In line with the exercise, it's important to note that the rate of a chemical process is not directly proportional to its free energy change. Instead, the activation energy is a critical factor impacting the rate, as the reaction must surpass this energy barrier to proceed.

An **elementary reaction** is a simple reaction that proceeds in a single step involving a direct transformation of reactants into products. In such reactions, no intermediates are formed. Each elementary reaction has its distinct characteristics and can be represented by a rate law. For these types of reactions, the order is determined directly from the balanced chemical equation.
When examining the stoichiometry of an elementary reaction:

• The order corresponds to the number of molecules involved in the step. For example, in the reaction \(A + B \rightarrow C\), if it's elementary, the reaction is first order in \(A\) and first order in \(B\).
• Understanding stoichiometry is crucial because it can directly inform us about the reaction kinetics without further experimentation.

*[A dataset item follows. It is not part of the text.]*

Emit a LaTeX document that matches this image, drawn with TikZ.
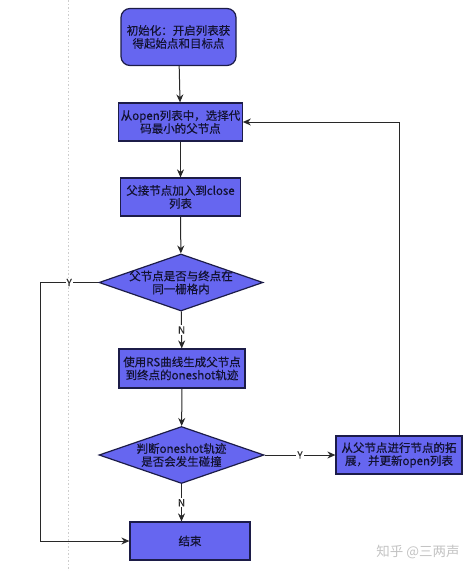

This concept simplifies the study of reaction kinetics, allowing us to predict how changes in concentration can affect the rate.

A **first-order reaction** is characterized by its reaction rate being directly proportional to the concentration of a single reactant. This type of reaction is often represented by the equation:\[[A] = [A]_0 e^{-kt}\]where \([A]\) is the concentration of the reactant at time \(t\), \([A]_0\) is the initial concentration, \(k\) is the rate constant, and \(e\) is the base of the natural logarithm.

• **Exponential decay:** This equation describes an exponential decrease in concentration over time, which defines a first-order process.
• **Half-life:** The time it takes for the reactant concentration to fall to half its initial value is constant, regardless of the initial concentration, and is calculated as \(t_{1/2} = \frac{0.693}{k}\).

First-order reactions are prevalent in many natural and industrial processes, making them critical in understanding various chemical dynamics.